### Prompt:
Pick out each line below containing "this".

### Data entries:
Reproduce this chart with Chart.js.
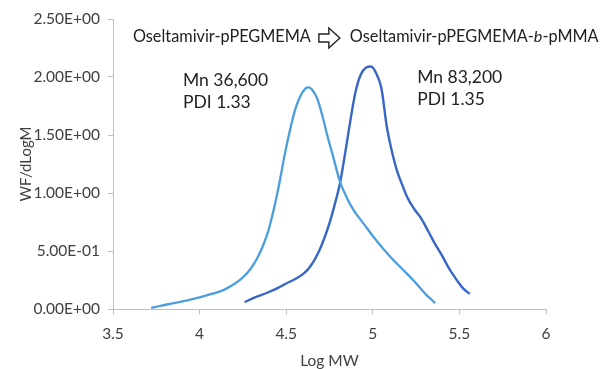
---
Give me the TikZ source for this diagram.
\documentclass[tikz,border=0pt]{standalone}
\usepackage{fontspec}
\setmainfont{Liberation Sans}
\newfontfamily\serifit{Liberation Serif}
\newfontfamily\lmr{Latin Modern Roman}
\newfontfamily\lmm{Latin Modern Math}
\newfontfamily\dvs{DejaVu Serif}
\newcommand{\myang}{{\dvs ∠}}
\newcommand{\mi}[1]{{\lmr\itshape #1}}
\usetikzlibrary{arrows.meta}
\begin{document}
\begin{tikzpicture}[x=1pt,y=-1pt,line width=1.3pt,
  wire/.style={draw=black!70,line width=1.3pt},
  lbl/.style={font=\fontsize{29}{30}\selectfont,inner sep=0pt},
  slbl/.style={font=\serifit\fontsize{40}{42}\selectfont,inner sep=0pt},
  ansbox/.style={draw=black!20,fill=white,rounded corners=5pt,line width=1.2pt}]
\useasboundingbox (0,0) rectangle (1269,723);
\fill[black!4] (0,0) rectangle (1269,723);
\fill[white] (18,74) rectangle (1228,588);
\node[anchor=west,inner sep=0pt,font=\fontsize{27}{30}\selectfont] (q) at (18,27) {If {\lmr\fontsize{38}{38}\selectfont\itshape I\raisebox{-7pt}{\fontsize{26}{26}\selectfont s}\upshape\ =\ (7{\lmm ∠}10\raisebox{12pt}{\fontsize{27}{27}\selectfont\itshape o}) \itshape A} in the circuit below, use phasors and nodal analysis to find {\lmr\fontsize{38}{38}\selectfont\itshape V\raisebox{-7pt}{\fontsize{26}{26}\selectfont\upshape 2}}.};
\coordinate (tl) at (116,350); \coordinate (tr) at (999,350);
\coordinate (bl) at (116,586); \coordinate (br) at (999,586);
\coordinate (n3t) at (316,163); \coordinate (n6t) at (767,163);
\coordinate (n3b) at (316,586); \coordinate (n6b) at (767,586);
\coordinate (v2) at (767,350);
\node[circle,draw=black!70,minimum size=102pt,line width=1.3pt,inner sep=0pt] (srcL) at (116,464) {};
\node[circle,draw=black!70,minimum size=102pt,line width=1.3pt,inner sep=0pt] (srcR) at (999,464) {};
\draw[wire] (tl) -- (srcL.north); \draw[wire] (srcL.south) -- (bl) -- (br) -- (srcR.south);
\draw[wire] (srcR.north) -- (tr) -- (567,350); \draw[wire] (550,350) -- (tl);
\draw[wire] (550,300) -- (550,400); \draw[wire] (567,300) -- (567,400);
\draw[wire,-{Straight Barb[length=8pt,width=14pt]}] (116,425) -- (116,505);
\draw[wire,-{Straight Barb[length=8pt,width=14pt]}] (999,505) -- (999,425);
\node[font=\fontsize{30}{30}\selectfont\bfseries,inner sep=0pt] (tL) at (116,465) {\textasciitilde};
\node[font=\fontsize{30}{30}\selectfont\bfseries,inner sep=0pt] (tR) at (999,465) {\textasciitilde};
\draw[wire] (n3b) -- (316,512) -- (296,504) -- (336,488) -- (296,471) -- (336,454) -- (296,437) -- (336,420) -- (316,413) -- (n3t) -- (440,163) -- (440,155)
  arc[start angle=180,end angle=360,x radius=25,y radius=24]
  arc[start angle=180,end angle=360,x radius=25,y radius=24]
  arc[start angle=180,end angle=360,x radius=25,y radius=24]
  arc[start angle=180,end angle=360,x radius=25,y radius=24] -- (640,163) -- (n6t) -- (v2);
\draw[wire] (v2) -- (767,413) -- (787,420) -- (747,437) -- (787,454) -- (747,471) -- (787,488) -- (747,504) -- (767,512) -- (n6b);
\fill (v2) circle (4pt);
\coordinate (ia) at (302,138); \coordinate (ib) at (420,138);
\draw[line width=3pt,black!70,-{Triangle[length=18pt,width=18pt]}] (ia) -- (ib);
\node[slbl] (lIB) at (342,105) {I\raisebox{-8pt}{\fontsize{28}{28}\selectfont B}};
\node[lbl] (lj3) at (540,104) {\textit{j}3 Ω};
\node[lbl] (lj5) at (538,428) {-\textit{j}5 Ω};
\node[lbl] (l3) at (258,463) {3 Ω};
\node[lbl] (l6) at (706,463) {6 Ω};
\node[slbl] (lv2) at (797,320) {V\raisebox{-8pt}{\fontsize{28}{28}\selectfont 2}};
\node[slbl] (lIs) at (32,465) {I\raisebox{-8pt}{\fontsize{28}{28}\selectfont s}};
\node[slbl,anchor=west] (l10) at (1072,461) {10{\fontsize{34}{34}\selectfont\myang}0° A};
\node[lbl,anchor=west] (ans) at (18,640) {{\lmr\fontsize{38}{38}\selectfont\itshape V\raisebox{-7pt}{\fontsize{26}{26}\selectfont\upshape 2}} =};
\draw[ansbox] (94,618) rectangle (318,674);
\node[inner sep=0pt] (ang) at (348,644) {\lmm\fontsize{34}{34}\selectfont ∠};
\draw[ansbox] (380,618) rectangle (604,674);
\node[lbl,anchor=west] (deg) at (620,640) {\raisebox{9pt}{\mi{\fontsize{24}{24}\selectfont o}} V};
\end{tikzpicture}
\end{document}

### Task response:
Reproduce this chart with Chart.js.
Give me the TikZ source for this diagram.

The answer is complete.